It's unsurprising that a healthy proportion of great films deal with life's biggest hurdles - and as far as living goes, you're unlikely to find a more insurmountable hurdle than death. The fragility of human life and the struggle to come to terms with mortality have been common motifs in storytelling throughout history, but the emotionally evocative nature of film is in a particularly strong position to bring these issues to light. In exploring a list of films that all deal with death (a downer topic by any standards), one might think that they were in store for a marathon of depressing Oscar bait - Schindler's List, Terms of Endearment, and the like. And while those are both admirable films, we chose instead to create a more diverse and well-rounded offering. Some of the films on this list are sad - make no mistake - but more often than not there's a pervasive celebration of life that can't help but uplift audiences.
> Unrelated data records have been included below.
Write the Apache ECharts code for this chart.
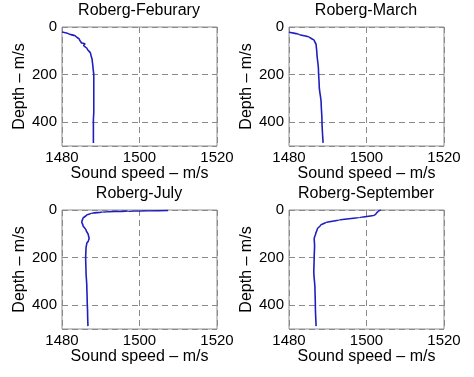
<!DOCTYPE html>
<html>
<head>
<meta charset="utf-8">
<script src="https://cdn.jsdelivr.net/npm/echarts@6/dist/echarts.min.js"></script>
<style>
html,body{margin:0;padding:0;background:#fff;}
#c{width:474px;height:377px;}
</style>
</head>
<body>
<div id="c"></div>
<script>
// Panel titles
var titles = ['Roberg-Feburary', 'Roberg-March', 'Roberg-July', 'Roberg-September'];
// Axis ticks
var xTicks = [1480, 1500, 1520];
var yTicks = [0, 200, 400];

// February profile
var depthFeb = [21, 28, 38, 52, 67, 70, 78, 91, 112, 140, 170, 200, 250, 300, 360, 390, 440, 487];
var speedFeb = [1480, 1481.7, 1483.5, 1484.5, 1485.0, 1485.9, 1485.6, 1486.5, 1487.4, 1487.8, 1488.0, 1488.2, 1488.2, 1488.2, 1488.2, 1488.1, 1488.1, 1488.1];
// March profile
var depthMar = [22, 31, 42, 56, 74, 109, 179, 249, 319, 389, 487];
var speedMar = [1480, 1482.6, 1485.2, 1486.5, 1487.0, 1487.2, 1487.6, 1487.8, 1488.3, 1488.5, 1488.8];
// July profile
var depthJul = [2, 5, 8, 14, 22, 35, 50, 65, 84, 105, 120, 130, 140, 160, 200, 260, 320, 380, 430, 488];
var speedJul = [1507.4, 1497, 1490.5, 1487.6, 1486.3, 1485.4, 1485.1, 1485.4, 1486.2, 1486.8, 1487.0, 1486.8, 1486.4, 1486.2, 1486.1, 1486.2, 1486.4, 1486.5, 1486.6, 1486.7];
// September profile
var depthSep = [0, 5, 15, 22, 32, 42, 52, 63, 80, 99, 120, 150, 200, 260, 330, 400, 488];
var speedSep = [1503.7, 1503.0, 1502.5, 1502.1, 1498.1, 1492.9, 1489.5, 1488.2, 1487.3, 1486.9, 1486.5, 1486.6, 1486.5, 1486.4, 1486.7, 1486.8, 1487.0];

var depths = [depthFeb, depthMar, depthJul, depthSep];
var speeds = [speedFeb, speedMar, speedJul, speedSep];

var FONT = "'Liberation Sans', Arial, sans-serif";
var gridPos = [
  {left: 62, top: 27, width: 155, height: 119},
  {left: 289, top: 27, width: 155, height: 119},
  {left: 62, top: 210, width: 155, height: 119},
  {left: 289, top: 210, width: 155, height: 119}
];
var titleCenters = [[139, 3], [366, 3], [139, 186], [366, 186]];

var grids = [], xAxes = [], yAxes = [], series = [], titleOpts = [];
for (var i = 0; i < 4; i++) {
  var g = gridPos[i];
  grids.push({left: g.left, top: g.top, width: g.width, height: g.height, show: true, borderColor: '#8e8e8e', borderWidth: 1, backgroundColor: 'transparent'});
  xAxes.push({
    type: 'value', gridIndex: i, min: xTicks[0], max: xTicks[xTicks.length - 1], interval: xTicks[1] - xTicks[0],
    axisLine: {show: false}, axisTick: {show: false},
    axisLabel: {color: '#000', fontSize: 15, fontFamily: FONT, margin: 4,
      formatter: function (v) { return String(v); }},
    splitLine: {show: true, lineStyle: {color: '#8a8a8a', width: 1, type: [6, 4]}},
    name: 'Sound speed \u2013 m/s', nameLocation: 'middle', nameGap: 20,
    nameTextStyle: {color: '#000', fontSize: 16, fontFamily: FONT}
  });
  yAxes.push({
    type: 'value', gridIndex: i, inverse: true, min: 0, max: 500, interval: yTicks[1] - yTicks[0],
    axisLine: {show: false}, axisTick: {show: false},
    axisLabel: {color: '#000', fontSize: 15, fontFamily: FONT, margin: 5,
      formatter: function (v) { return v >= 500 ? '' : String(v); }},
    splitLine: {show: true, lineStyle: {color: '#8a8a8a', width: 1, type: [6, 4]}},
    name: 'Depth \u2013 m/s', nameLocation: 'middle', nameGap: 34,
    nameTextStyle: {color: '#000', fontSize: 16, fontFamily: FONT}
  });
  var d = [];
  for (var k = 0; k < depths[i].length; k++) d.push([speeds[i][k], depths[i][k]]);
  series.push({
    type: 'line', xAxisIndex: i, yAxisIndex: i, data: d, showSymbol: false, symbol: 'none',
    smooth: 0.25, smoothMonotone: 'y', lineStyle: {color: '#1f1fc0', width: 1.6}, clip: true, animation: false
  });
  titleOpts.push({
    text: titles[i], left: titleCenters[i][0], top: titleCenters[i][1], textAlign: 'center', padding: 0,
    textStyle: {color: '#000', fontSize: 16, fontWeight: 'normal', fontFamily: FONT, lineHeight: 16}
  });
}

var chart = echarts.init(document.getElementById('c'), null, {renderer: 'canvas'});
chart.setOption({
  backgroundColor: '#fff',
  animation: false,
  title: titleOpts,
  grid: grids,
  xAxis: xAxes,
  yAxis: yAxes,
  series: series
});
</script>
</body>
</html>
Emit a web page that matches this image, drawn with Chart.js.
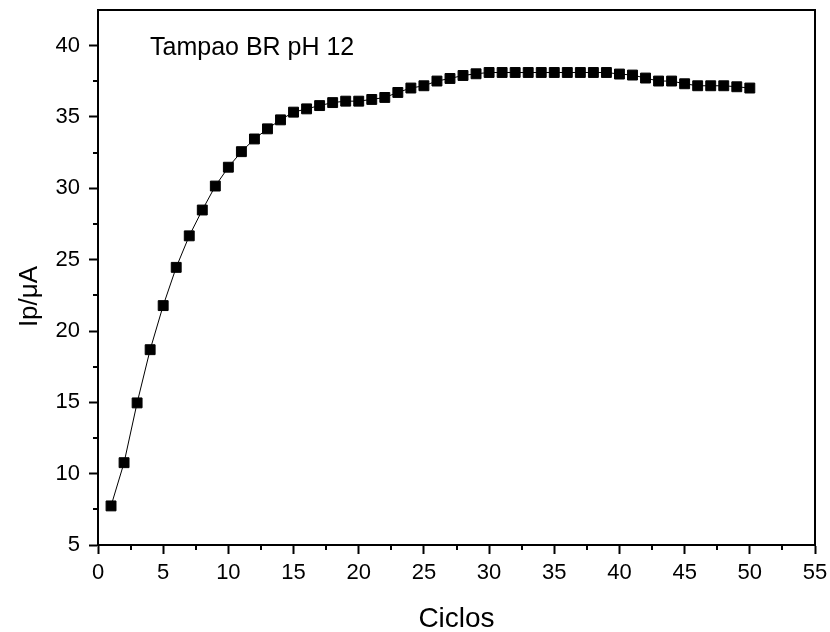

As much as these films might not be the traditional lighthearted popcorn fare, you would be remiss to skip over them entirely.
10. Stand By Me
Despite the fact that no one actually dies in Stand By Me, the spectre of death hangs heavy over the entire film. In fact, you could go so far as to say that although Stand By Me is frequently marketed as a coming-of-age film filled with nostalgia for lost youth, it's actually a movie obsessed with mortality. The main character, Gordie Lachance, experiences the loss of his older brother prior to the events of the film, and one of his biggest issues involved feeling emotionally neglected by his parents, who were too grief-stricken to pay much attention to the needs of their younger son. The plot revolves around four kids searching the dead body of a boy who was rumoured to have been hit been a train. And the narrator only sits down to write this story from his childhood after learning that his boyhood best friend Chris Chambers, played with a heartbreaking maturity by the late River Phoenix, had been killed after intervening in a fight. Stand By Me succeeds where it is a circumspect examination of a boy's first experience with death, accompanied by both morbid curiosity and a melancholy loss of innocence.